When I first saw Brixton amongst the regions she was talking about, I was wondering why Shange would choose to put a district within the United Kingdom, an imperialist force, within the list. However, I learned that a large percentage of the population in Brixton is of Afro-Caribbean descent. Additionally, in 1981, Brixton was undergoing riots as a result of social and economic problems. This poem by Shange was published in 1983, meaning that the Brixton riots were most likely on her mind. The way that Shange weaves through the globe connecting places of struggle leads me to believe that liberation requires a united global effort.

I’m currently reading Freedom is a Constant Struggle: Ferguson, Palestine, and the Foundations of a Movement by Angela Davis. In her book, Davis talks about the “tweets of Palestinian activists used to provide advice for protestors in Ferguson, on how to deal with tear gas” (42). Palestinians and Black Americans “cannot speak the same language,” however their shared struggle allows them to be empowered by each other, which is the point that I believe Shange was trying to make in her poem.
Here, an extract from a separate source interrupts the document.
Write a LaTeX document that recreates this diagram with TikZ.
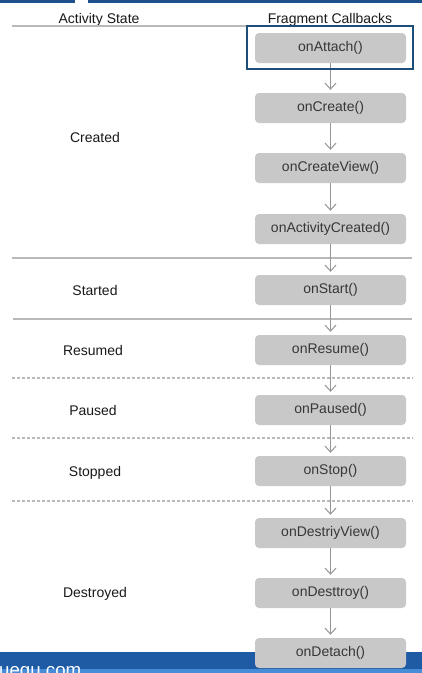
\documentclass[tikz,border=0pt]{standalone}
\usepackage{fontspec}
\setmainfont{Liberation Sans}
\usetikzlibrary{arrows.meta}

\definecolor{boxgray}{RGB}{200,200,200}
\definecolor{boxtext}{RGB}{55,55,55}
\definecolor{labeltext}{RGB}{25,25,25}
\definecolor{arrowgray}{RGB}{150,150,150}
\definecolor{sepgray}{RGB}{185,185,185}
\definecolor{hlblue}{RGB}{28,78,122}
\definecolor{barblue}{RGB}{30,80,140}
\definecolor{bandblue}{RGB}{31,91,165}
\definecolor{bandlight}{RGB}{70,140,215}

\begin{document}
\begin{tikzpicture}[x=1pt, y=-1pt,
    cb/.style={rectangle, rounded corners=4pt, fill=boxgray, minimum width=151pt,
        minimum height=30pt, inner sep=0pt, text=boxtext,
        font=\fontsize{14}{16}\selectfont, text height=10pt, text depth=3pt},
    state/.style={text=labeltext, font=\fontsize{14}{16}\selectfont, anchor=base},
    flow/.style={draw=arrowgray, line width=1pt,
        -{Straight Barb[length=6pt,width=11pt]}, shorten >=3pt},
    solidsep/.style={draw=sepgray, line width=1.2pt},
    dashsep/.style={solidsep, dash pattern=on 3pt off 2pt}]
            \useasboundingbox (0,0) rectangle (422,673);
            % top and bottom bars of the slide
            \fill[barblue] (0,0) rectangle (75,3);
            \fill[barblue] (88,0) rectangle (422,3);
            \fill[bandblue] (0,652) rectangle (422,673);
            \fill[bandlight] (0,669) rectangle (422,673);
            \begin{scope}
                \clip (0,652) rectangle (422,673);
                \node[anchor=base west, inner sep=0pt, text=white,
                    font=\fontsize{18.7}{20}\selectfont] (site) at (-1,676) {uegu.com};
            \end{scope}
            % headers
            \node[state] (hstate) at (99,23) {Activity State};
            \node[state] (hcall) at (330,23) {Fragment Callbacks};
            \draw[solidsep] (12,26) -- (413,26);
            % separators
            \draw[solidsep] (12,258) -- (412,258);
            \draw[solidsep] (13,319) -- (412,319);
            \draw[dashsep] (12,378) -- (413,378);
            \draw[dashsep] (12,438) -- (413,438);
            \draw[dashsep] (12,501) -- (413,501);
            % callbacks
            \node[cb] (attach) at (330.5,48) {onAttach()};
            \node[cb] (create) at (330.5,108) {onCreate()};
            \node[cb] (createview) at (330.5,168) {onCreateView()};
            \node[cb] (actcreated) at (330.5,229) {onActivityCreated()};
            \node[cb] (start) at (330.5,290) {onStart()};
            \node[cb] (resume) at (330.5,350) {onResume()};
            \node[cb] (pause) at (330.5,410) {onPaused()};
            \node[cb] (stop) at (330.5,471) {onStop()};
            \node[cb] (destroyview) at (330.5,533) {onDestriyView()};
            \node[cb] (destroy) at (330.5,593) {onDesttroy()};
            \node[cb] (detach) at (330.5,653) {onDetach()};
            \foreach \a/\b in {attach/create, create/createview, createview/actcreated,
                actcreated/start, start/resume, resume/pause, pause/stop,
                stop/destroyview, destroyview/destroy, destroy/detach}
                \draw[flow] (\a) -- (\b);
            \draw[hlblue, line width=2pt] ([xshift=-8pt, yshift=7pt]attach.north west)
                rectangle ([xshift=7pt, yshift=-6pt]attach.south east);
            % activity states
            \node[state] (created) at (95,142) {Created};
            \node[state] (started) at (95,295) {Started};
            \node[state] (resumed) at (93,355) {Resumed};
            \node[state] (paused) at (93,415) {Paused};
            \node[state] (stopped) at (95,476) {Stopped};
            \node[state] (destroyed) at (95,597) {Destroyed};
        \end{tikzpicture}
\end{document}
The Collective Black Dance Was Alive (9/17/15)

by Yemi 0 Comments

 

In “Bocas: My Daughter’s Geography” Ntozake Shange addresses a question: what does it mean to have a shared history of colonization, but exist in different intersections of longitude and latitude (i have a daughter / mozambique, i have a son/ angola p. 21)?

Her work doesn’t hesitate to make different peoples a collective: “we fight the same old men… we have a daughter… we have a son… we embraced & made children of the new world.” In this way the persistence in which these individuals fought to make change for their children by feeding them the sun and encouraging their dreams constructs resistance as a global site. Resistance becomes “the same language” in Mozambique, Angola, Salvador, Johannesburg, La Habana, Guyana, Santiago, Brixton, Trinidad, San Juan, Cape town, and Palestine. Resistance is obvious in the words

 

“all the dark urchins

rounding out the globe/ primitively whispering

the earth is not flat old men.”

 

The situation Shange is narrating bases the resistance of colored peoples as an aftermath to the historical occurrences that stole away their location of origin. Furthermore, the end of this three-part poem, New World Core, elucidates the strong opposition of ethnic peoples to their colonization through the two new geographical sites they occupy: Luanda and Chicago.

 

In New World Core Shange writes

 

“or language is tactile

colored & wet

our tongues speak

these words

we dance

these words.”

 

The meaning of this excerpt is rooted in her piece “why i had to dance//”

Dance becomes the discriminate way memory utilizes movement to bring forth an understand of history. The flexibility of location, if it were described as a time and place, is expressed in phrase “a continuity of an aesthetic that is at the heart of blackness//”

Resistance is still a global site, but can instead be viewed through movement: “wherever the colored people were. There were dances i could do & claim as mine/ cause/ i was colored too (52).”

The collective “black dance was alive with the spirit of the caribbean and africa (55)” and subconsciously makes its way into the lives of those living outside of their origins.